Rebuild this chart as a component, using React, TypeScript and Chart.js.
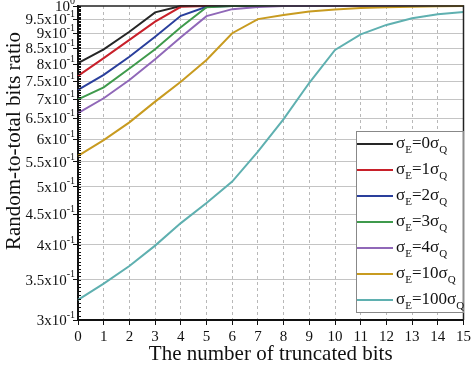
import React, { useEffect, useRef } from "react";
import { Chart, registerables } from "chart.js";

Chart.register(...registerables);

const xValues = [0, 1, 2, 3, 4, 5, 6, 7, 8, 9, 10, 11, 12, 13, 14, 15];

const sigmaMultipliers = ["0", "1", "2", "3", "4", "10", "100"];

const s0 = [0.803, 0.847, 0.906, 0.976, 1, 1, 1, 1, 1, 1, 1, 1, 1, 1, 1, 1];
const s1 = [0.765, 0.819, 0.878, 0.942, 0.997, 1, 1, 1, 1, 1, 1, 1, 1, 1, 1, 1];
const s2 = [0.725, 0.768, 0.823, 0.889, 0.963, 0.997, 1, 1, 1, 1, 1, 1, 1, 1, 1, 1];
const s3 = [0.699, 0.732, 0.787, 0.847, 0.922, 0.995, 1, 1, 1, 1, 1, 1, 1, 1, 1, 1];
const s4 = [0.663, 0.702, 0.753, 0.815, 0.887, 0.962, 0.988, 0.996, 1, 1, 1, 1, 1, 1, 1, 1];
const s10 = [0.563, 0.598, 0.64, 0.693, 0.748, 0.813, 0.901, 0.951, 0.966, 0.979, 0.987, 0.992, 0.995, 0.997, 0.999, 1];
const s100 = [0.324, 0.345, 0.369, 0.399, 0.435, 0.47, 0.51, 0.572, 0.648, 0.745, 0.845, 0.897, 0.93, 0.954, 0.969, 0.977];

const seriesValues = [s0, s1, s2, s3, s4, s10, s100];
const seriesColors = ["#262626", "#c8202a", "#2a3f9c", "#3f9a4c", "#9068b8", "#c89b20", "#5fb0b0"];

const yMajorTicks = [0.3, 0.35, 0.4, 0.45, 0.5, 0.55, 0.6, 0.65, 0.7, 0.75, 0.8, 0.85, 0.9, 0.95, 1];
const yTickBases = ["3x10", "3.5x10", "4x10", "4.5x10", "5x10", "5.5x10", "6x10", "6.5x10", "7x10", "7.5x10", "8x10", "8.5x10", "9x10", "9.5x10", "10"];
const yTickExps = ["-1", "-1", "-1", "-1", "-1", "-1", "-1", "-1", "-1", "-1", "-1", "-1", "-1", "-1", "0"];

const yTitle = "Random-to-total bits ratio";
const xTitle = "The number of truncated bits";

const yMinorTicks: number[] = [];
for (let i = 60; i <= 200; i++) yMinorTicks.push(i / 200);

const SERIF = '"Liberation Serif", "Times New Roman", serif';

const overlayPlugin = {
  id: "overlay",
  afterDatasetsDraw(chart: any) {
    const { ctx, chartArea } = chart;
    const y = chart.scales.y;
    ctx.save();
    // frame top / right
    ctx.strokeStyle = "#222";
    ctx.lineWidth = 1.5;
    ctx.beginPath();
    ctx.moveTo(chartArea.left, chartArea.top);
    ctx.lineTo(chartArea.right, chartArea.top);
    ctx.lineTo(chartArea.right, chartArea.bottom);
    ctx.stroke();
    // minor ticks (inward)
    ctx.lineWidth = 1;
    ctx.strokeStyle = "#111";
    ctx.beginPath();
    for (const v of yMinorTicks) {
      const py = Math.round(y.getPixelForValue(v)) + 0.5;
      ctx.moveTo(chartArea.left, py);
      ctx.lineTo(chartArea.left + 3, py);
    }
    ctx.stroke();
    // y labels with superscript
    ctx.fillStyle = "#111";
    ctx.textBaseline = "middle";
    ctx.textAlign = "left";
    const right = chartArea.left - 3;
    yMajorTicks.forEach((v, i) => {
      const py = y.getPixelForValue(v);
      ctx.font = `10px ${SERIF}`;
      const supW = ctx.measureText(yTickExps[i]).width;
      ctx.font = `15px ${SERIF}`;
      const baseW = ctx.measureText(yTickBases[i]).width;
      ctx.fillText(yTickBases[i], right - supW - baseW, py + 1);
      ctx.font = `10px ${SERIF}`;
      ctx.fillText(yTickExps[i], right - supW, py - 5);
    });
    // y title
    ctx.save();
    ctx.translate(14, 141);
    ctx.rotate(-Math.PI / 2);
    ctx.textAlign = "center";
    ctx.textBaseline = "middle";
    ctx.font = `21px ${SERIF}`;
    ctx.fillText(yTitle, 0, 0);
    ctx.restore();
    // legend
    const boxRight = chartArea.right;
    const boxLeft = 356;
    const boxTop = 131;
    const rowH = 26;
    const boxBottom = boxTop + rowH * seriesValues.length;
    ctx.fillStyle = "#fff";
    ctx.fillRect(boxLeft, boxTop, boxRight - boxLeft, boxBottom - boxTop);
    ctx.strokeStyle = "#888";
    ctx.lineWidth = 1;
    ctx.strokeRect(boxLeft + 0.5, boxTop + 0.5, boxRight - boxLeft - 1, boxBottom - boxTop - 1);
    chart.data.datasets.forEach((ds: any, i: number) => {
      const cy = boxTop + 13 + rowH * i;
      ctx.strokeStyle = ds.borderColor;
      ctx.lineWidth = 2;
      ctx.beginPath();
      ctx.moveTo(boxLeft + 1, cy);
      ctx.lineTo(boxLeft + 37, cy);
      ctx.stroke();
      const parts = String(ds.label).split(/_(\w)/);
      let x = boxLeft + 40;
      ctx.fillStyle = "#111";
      parts.forEach((p: string, k: number) => {
        const sub = k % 2 === 1;
        ctx.font = sub ? `11px ${SERIF}` : `17px ${SERIF}`;
        ctx.fillText(p, x, sub ? cy + 6 : cy);
        x += ctx.measureText(p).width;
      });
    });
    ctx.restore();
  },
};

export default function App() {
  const ref = useRef<HTMLCanvasElement>(null);
  useEffect(() => {
    if (!ref.current) return;
    const chart = new Chart(ref.current, {
      type: "line",
      data: {
        datasets: seriesValues.map((vals, i) => ({
          label: `σ_E=${sigmaMultipliers[i]}σ_Q`,
          data: xValues.map((x, j) => ({ x, y: vals[j] })),
          borderColor: seriesColors[i],
          backgroundColor: seriesColors[i],
          borderWidth: 2,
          pointRadius: 0,
          tension: 0,
          order: seriesValues.length - i,
          clip: 4,
        })),
      },
      options: {
        animation: false,
        responsive: true,
        maintainAspectRatio: false,
        layout: { padding: { left: 0, top: 6, right: 7, bottom: 0 } },
        plugins: { legend: { display: false }, tooltip: { enabled: false } },
        scales: {
          x: {
            type: "linear",
            min: 0,
            max: 15,
            afterFit: (s: any) => {
              s.height = 46;
            },
            ticks: { stepSize: 1, font: { family: SERIF, size: 15 }, color: "#111", padding: 3 },
            grid: { color: "#b8b8b8", lineWidth: 1, tickLength: 5, tickColor: "#111", tickWidth: 1 },
            border: { color: "#111", width: 2, dash: [3, 3] },
            title: {
              display: true,
              text: xTitle,
              font: { family: SERIF, size: 21 },
              color: "#111",
              padding: { top: 0, bottom: -1 },
            },
          },
          y: {
            type: "logarithmic",
            min: 0.3,
            max: 1,
            afterFit: (s: any) => {
              s.width = 78;
            },
            afterBuildTicks: (s: any) => {
              s.ticks = yMajorTicks.map((v) => ({ value: v }));
            },
            ticks: { display: false },
            grid: {
              color: (c: any) => (c.tick && (c.tick.value === 1 || c.tick.value === 0.3) ? "rgba(0,0,0,0)" : "#c4c4c4"),
              lineWidth: 1,
              tickLength: 5,
              tickColor: "#111",
            },
            border: { color: "#111", width: 2 },
            title: { display: false },
          },
        },
      },
      plugins: [overlayPlugin],
    });
    return () => chart.destroy();
  }, []);
  return (
    <div style={{ position: "fixed", left: 0, top: 0, width: 474, height: 366, background: "#fff" }}>
      <canvas ref={ref} />
    </div>
  );
}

---------------

Set exercise — Repeat, word for word and with no pictures, only the lines running from the beginning of the data to the line that contains "13, 14, 15];".

Exercise answer —
Rebuild this chart as a component, using React, TypeScript and Chart.js.
import React, { useEffect, useRef } from "react";
import { Chart, registerables } from "chart.js";

Chart.register(...registerables);

const xValues = [0, 1, 2, 3, 4, 5, 6, 7, 8, 9, 10, 11, 12, 13, 14, 15];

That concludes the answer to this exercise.